My view of the world has been tainted by this submerged life. It has had the stink of urine and bile  and sweat and coffee and cigarettes coursing all through it and around it, stinking up every sojourn, every project, every friendship, every relationship, every course of employ, every course of study, of self-reflection, every fitness and wellness regime.

And then this morning, not a half hour ago, I broke through the film, through the surface and took a breath. And I realised I didn't have to ever sink down again, didn't have to ever drown again because the ocean, that ocean, is only knee deep. That's if you want it to be. You can venture further out and it gets deeper, but there's nothing out there except all your woes and pain and your enjoyment, your revelry of that pain. The darkness doesn't get any darker. The good stuff rises to the top and comes in and out with the tide. The bullshit filters down to the troughs deeper than Everest is high. That's where it's supposed to go. Looking for answers out there is like looking for answers in a sewer, in a toilet bowl, in a turd. And all a turd is is what you cannot consume anyways. So leave it there. It's none of your business.

I used to be friends with Georgiou. His parents were from Greece and had migrated to Brisbane after the war. WWII. He'd worked in his family's corner store in Highgate Hill full time since the age of 14. When I met him he was 39. A decade older than me. He had no dimensions to him. No light. No lightness except when it was self-deprecatory. He was all shade. All darkness. All regret and deep deep bitterness at life inside a grocery store.

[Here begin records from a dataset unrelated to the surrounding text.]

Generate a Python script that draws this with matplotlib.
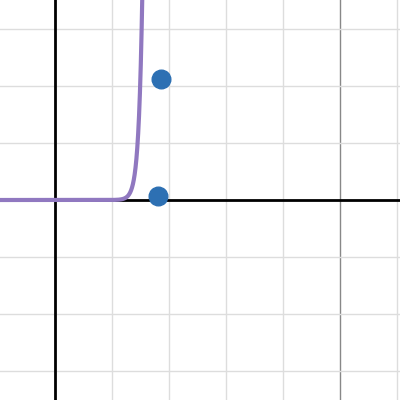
import numpy as np
import matplotlib
matplotlib.use("Agg")
import matplotlib.pyplot as plt

pts_x = [1.86, 1.81]
pts_y = [2.12, 0.07]
curve_a = 3.5 * np.exp(-15.5 * 1.53)
curve_b = 15.5

fig = plt.figure(figsize=(4, 4), dpi=100)
ax = fig.add_axes([0, 0, 1, 1])
xmin, xmax = -55/57, 345/57
ymin, ymax = -200/57, 200/57
ax.set_xlim(xmin, xmax); ax.set_ylim(ymin, ymax)
for v in range(-1, 7):
    ax.axvline(v, color="#888888" if v == 5 else "#dddddd", lw=1, zorder=0)
for v in range(-4, 5):
    ax.axhline(v, color="#dddddd", lw=1, zorder=0)
ax.axhline(0, color="black", lw=2, zorder=1)
ax.axvline(0, color="black", lw=2, zorder=1)
x = np.linspace(xmin, 1.6, 2000)
ax.plot(x, curve_a*np.exp(curve_b*x), color="#9078c0", lw=3, zorder=2)
ax.scatter(pts_x, pts_y, s=180, color="#2d70b3", zorder=3)
ax.axis("off")
fig.savefig("out.png", dpi=100)
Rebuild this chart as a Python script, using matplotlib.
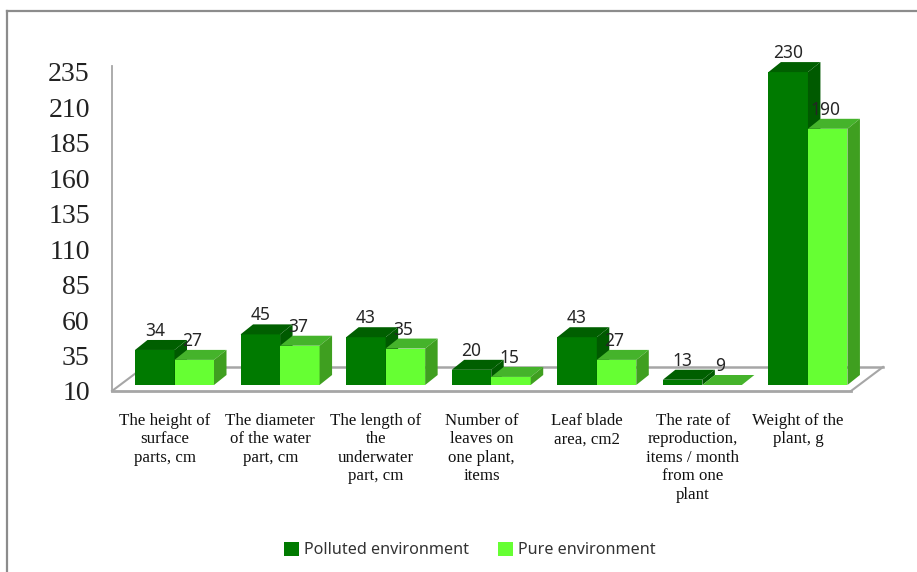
import matplotlib
matplotlib.use('Agg')
import matplotlib.pyplot as plt
from matplotlib.lines import Line2D
from matplotlib.patches import Polygon, Patch

# data
categories = ['The height of\nsurface\nparts, cm',
              'The diameter\nof the water\npart, cm',
              'The length of\nthe\nunderwater\npart, cm',
              'Number of\nleaves on\none plant,\nitems',
              'Leaf blade\narea, cm2',
              'The rate of\nreproduction,\nitems / month\nfrom one\nplant',
              'Weight of the\nplant, g']
polluted = [34, 45, 43, 20, 43, 13, 230]
pure = [27, 37, 35, 15, 27, 9, 190]
y_ticks = [10, 35, 60, 85, 110, 135, 160, 185, 210, 235]

W, H = 917, 572
fig = plt.figure(figsize=(W / 100, H / 100), dpi=100)

# axes placed in pixels: x 112..851, value 10 at y=391
px_per_val = 319 / 225
top_px = 66
ax = fig.add_axes([112 / W, 1 - 391 / H, (851 - 112) / W, (391 - top_px) / H])
ax.set_xlim(0, 7)
ax.set_ylim(10, 10 + (391 - top_px) / px_per_val)
px_per_cat = (851 - 112) / 7


def dx(px):
    return px / px_per_cat


def dy(px):
    return px / px_per_val


grey = '#a6a6a6'
for s in ['top', 'right']:
    ax.spines[s].set_visible(False)
ax.spines['left'].set_color(grey)
ax.spines['left'].set_linewidth(1.3)
ax.spines['bottom'].set_color(grey)
ax.spines['bottom'].set_linewidth(2)

# floor of the 3d box
back_y = 10 + dy(24)
ax.plot([0, dx(32)], [10, back_y], color=grey, lw=1.5, clip_on=False, zorder=1)
ax.plot([dx(32), 7 + dx(32)], [back_y, back_y], color=grey, lw=1.8, clip_on=False, zorder=1)
ax.plot([7, 7 + dx(32)], [10, back_y], color=grey, lw=1.5, clip_on=False, zorder=1)

bar_w = dx(39.5)
depth_x = dx(12.5)
depth_y = dy(10)
base = 10 + dy(6)
lift = dy(7)
x_off = dx(23)


def box(x, val, front, top, side, z):
    h = max(val + lift - base, 0)
    ax.bar(x, h, bottom=base, width=bar_w, align='edge', color=front,
           edgecolor='none', clip_on=False, zorder=z)
    t = base + h
    ax.add_patch(Polygon([(x, t), (x + bar_w, t), (x + bar_w + depth_x, t + depth_y), (x + depth_x, t + depth_y)],
                         closed=True, facecolor=top, edgecolor='none', clip_on=False, zorder=z))
    ax.add_patch(Polygon([(x + bar_w, base), (x + bar_w + depth_x, base + depth_y),
                          (x + bar_w + depth_x, t + depth_y), (x + bar_w, t)],
                         closed=True, facecolor=side, edgecolor='none', clip_on=False, zorder=z))
    return t + depth_y


for i in range(len(categories)):
    x1 = i + x_off
    x2 = x1 + bar_w
    z = 2 + i
    t1 = box(x1, polluted[i], '#007a00', '#005f00', '#005a00', z)
    t2 = box(x2, pure[i], '#66ff33', '#45b32b', '#3f9f20', z + 0.5)
    ax.text(x1 + bar_w / 2, t1 + dy(9), str(polluted[i]), ha='center', va='center',
            family='Noto Sans', fontsize=12.5, color='#262626', zorder=20)
    ax.text(x2 + bar_w / 2 - dx(2), t2 + dy(9), str(pure[i]), ha='center', va='center',
            family='Noto Sans', fontsize=12.5, color='#262626', zorder=20)

ax.set_yticks(y_ticks)
ax.set_yticklabels([str(v) for v in y_ticks], family='Liberation Serif', fontsize=20, color='#222222')
ax.tick_params(axis='y', length=0, pad=16)
ax.set_xticks([i + 0.5 for i in range(len(categories))])
ax.set_xticklabels(categories, family='Liberation Serif', fontsize=12.2, color='#111111',
                   linespacing=1.22, ha='center', va='top')
ax.tick_params(axis='x', length=0, pad=15.5)

handles = [Patch(facecolor='#007a00', label='Polluted environment'),
           Patch(facecolor='#66ff33', label='Pure environment')]
fig.legend(handles=handles, loc='center', bbox_to_anchor=(470 / W, 1 - 550 / H), ncols=2, frameon=False,
           prop={'family': 'Noto Sans', 'size': 11.6}, labelcolor='#333333',
           handlelength=0.95, handleheight=0.95, handletextpad=0.3, columnspacing=1.8)

# outer frame, only left and top survive in the picture
fig.add_artist(Line2D([7 / W, 7 / W], [0, 1 - 11 / H], color='#8c8c8c', lw=1.6))
fig.add_artist(Line2D([7 / W, 1], [1 - 11 / H, 1 - 11 / H], color='#8c8c8c', lw=1.6))

fig.savefig('out.png', dpi=100)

George and I would meet for coffee on his rare mornings off. In New Farm or Yeronga or occasionally down in West End or Hill End. Some place where his father and mother and brothers and sister would not be likely to go. To catch him relaxing.

George most often talked about the cloud. His personal cloud. I'd never heard of such a thing but I instantly believed him when he told me about it. "It hangs over me all day every day," he'd say.
"Mmm-hmmm," I would say.
"What exactly is this cloud?" I would ask. "A heaviness?"
"It's hard to describe," George would say. "Heavy, certainly. It sucks the life out of you. You feel exhausted all the time. There's no joy, no peace. Just the cloud."

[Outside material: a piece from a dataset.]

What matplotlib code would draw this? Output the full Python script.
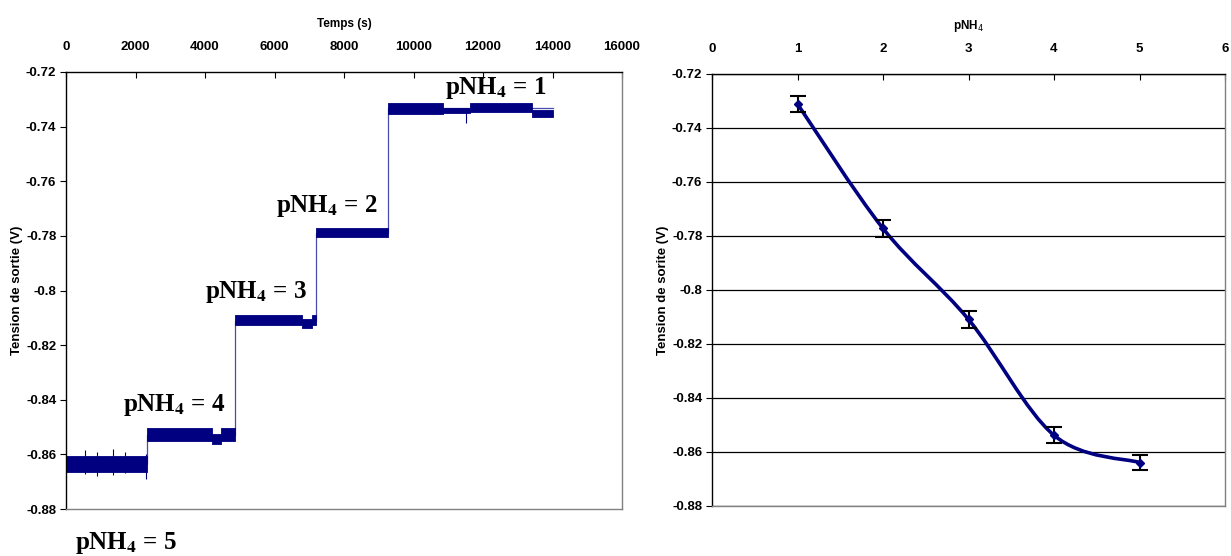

"No wonder you have trouble finding dates," I said. "I bet the women see this cloud a mile off."

"Do you see it?" he asked.

"Me? Nope," I said. "But then, you know, I'm a guy and we are notoriously clueless about that stuff."

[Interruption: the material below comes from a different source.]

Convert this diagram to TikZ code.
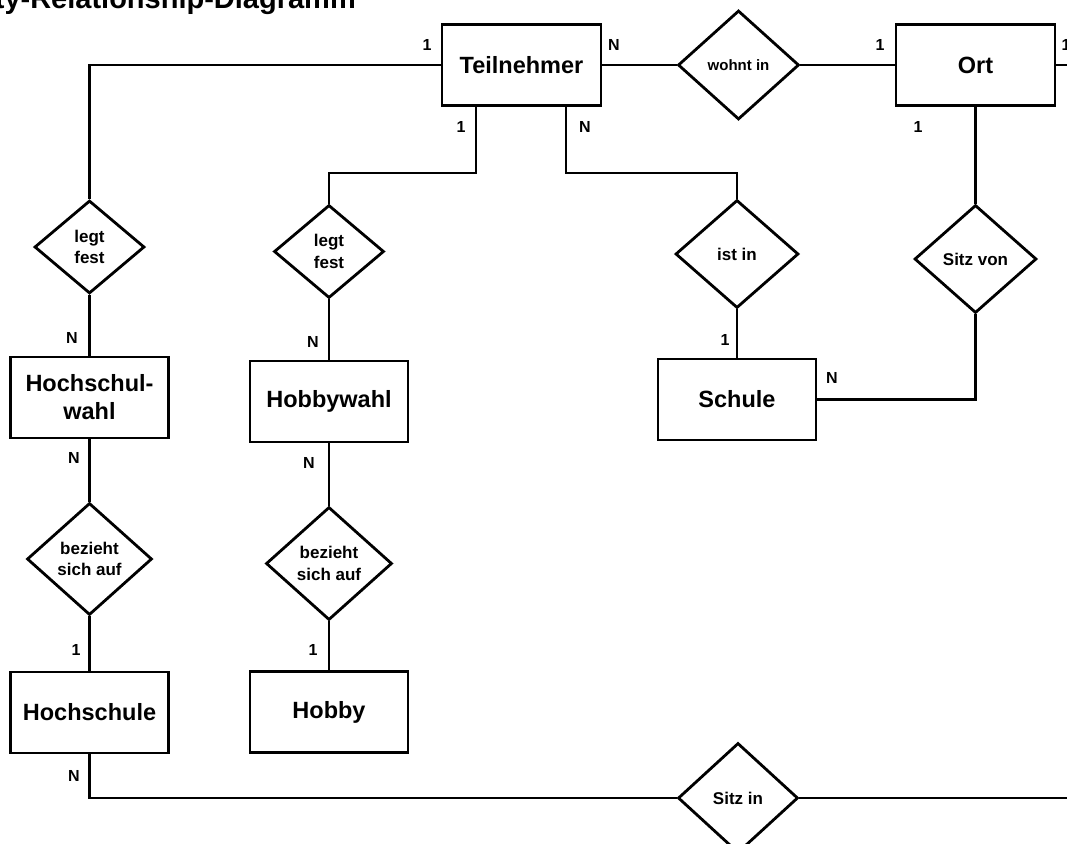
\documentclass[tikz,border=0pt]{standalone}
\usepackage{fontspec}
\setmainfont{Liberation Sans}
\usetikzlibrary{shapes.geometric}
\begin{document}
\begin{tikzpicture}[x=1pt,y=-1pt,
  ent/.style={draw, line width=2.8pt, rectangle, minimum width=158, minimum height=81, inner sep=0, font=\fontsize{23.5}{28}\selectfont\bfseries, align=center},
  rel/.style={draw, line width=2.8pt, diamond, inner sep=0, font=\fontsize{17}{21.5}\selectfont\bfseries, align=center},
  card/.style={font=\fontsize{16}{19}\selectfont\bfseries, inner sep=0},
  conn/.style={line width=2.8pt, line join=miter}]
\useasboundingbox (0,0) rectangle (1067,843);
\clip (0,0) rectangle (1067,843);

\node[anchor=base east, inner sep=0, font=\fontsize{29}{34}\selectfont\bfseries] (title) at (356,9) {Entity-Relationship-Diagramm};

% entities
\node[ent, minimum width=159] (T) at (521.5,65) {Teilnehmer};
\node[ent, minimum width=159] (O) at (975.5,65) {Ort};
\node[ent] (HW) at (89.5,397.5) {Hochschul-\\wahl};
\node[ent] (HS) at (89.5,712.5) {Hochschule};
\node[ent] (HB) at (329,401.5) {Hobbywahl};
\node[ent] (HO) at (329,712) {Hobby};
\node[ent] (S) at (737,399.5) {Schule};

% relationships
\node[rel, minimum width=121, minimum height=109, font=\fontsize{15}{18}\selectfont\bfseries] (W) at (738.5,65) {wohnt in};
\node[rel, minimum width=110, minimum height=93] (L1) at (89.5,247) {legt\\fest};
\node[rel, minimum width=125, minimum height=112] (B1) at (89.5,559) {bezieht\\sich auf};
\node[rel, minimum width=110, minimum height=93] (L2) at (329,251.5) {legt\\fest};
\node[rel, minimum width=126, minimum height=113] (B2) at (329,563.5) {bezieht\\sich auf};
\node[rel, minimum width=123, minimum height=108] (I) at (737,254) {ist in};
\node[rel, minimum width=122, minimum height=108] (SV) at (975.5,259) {Sitz von};
\node[rel, minimum width=120, minimum height=110] (SI) at (738,798) {Sitz in};

% helper coordinates
\coordinate (k2) at (476,173);
\coordinate (k3) at (566,173);
\coordinate (edgeO) at (1067,65);
\coordinate (edgeS) at (1067,798);

% connectors
\draw[conn] (T.west) -| (L1.north);
\draw[conn] (L1.south) -- (HW.north);
\draw[conn] (HW.south) -- (B1.north);
\draw[conn] (B1.south) -- (HS.north);
\draw[conn] (HS.south) |- (SI.west);
\draw[conn] (SI.east) -- (edgeS);
\draw[conn] (T.south -| k2) -- (k2) -| (L2.north);
\draw[conn] (L2.south) -- (HB.north);
\draw[conn] (HB.south) -- (B2.north);
\draw[conn] (B2.south) -- (HO.north);
\draw[conn] (T.south -| k3) -- (k3) -| (I.north);
\draw[conn] (I.south) -- (S.north);
\draw[conn] (S.east) -| (SV.south);
\draw[conn] (SV.north) -- (O.south);
\draw[conn] (T.east) -- (W.west);
\draw[conn] (W.east) -- (O.west);
\draw[conn] (O.east) -- (edgeO);

% cardinalities
\node[card] (c1) at (427,45) {1};
\node[card] (c2) at (614,45) {N};
\node[card] (c3) at (461,127) {1};
\node[card] (c4) at (585,127) {N};
\node[card] (c5) at (880,45) {1};
\node[card] (c6) at (918,127) {1};
\node[card] (c7) at (1066,45) {1};
\node[card] (c8) at (72,338) {N};
\node[card] (c9) at (74,458) {N};
\node[card] (c10) at (76,650) {1};
\node[card] (c11) at (74,776) {N};
\node[card] (c12) at (313,342) {N};
\node[card] (c13) at (309,463) {N};
\node[card] (c14) at (313,650) {1};
\node[card] (c15) at (725,340) {1};
\node[card] (c16) at (832,378) {N};
\end{tikzpicture}
\end{document}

Now at some point, possibly around the time of knowing George but not necessarily triggered by that relationship, I went under. I think I know when I went under. I think. I guess. I guess it was '93. In '93 I was unemployed the entire year. In July '92 I got my Bachelors Degree from the University of Queensland. I majored in journalism, philosophy and history. I loved it. I was the loudmouth sonofabitch in every class. I argued with professors, I wrung my hands, I orated from the back row, I questioned, cajoled, made visiting presenters earn their keep. Not for the sake of it, but because I so often smelled holes. Holes you could drive a submariner through. Hell I even  banged my head on the desk a couple times.

One time in Ancient Greek History the professor was talking about how much power women had in Ancient Greece because they could throw themselves at the feet of their father, their uncles, their chaperones.

I said "That's not power. It's a reaction to not having any power."

Still it went on, with everyone in the room agreeing it was in fact real power and me arguing it certainly was not until at some point I began bashing my forehead on the desk while they gabbled on. Not my proudest moment, but still, sometimes things were so reduced.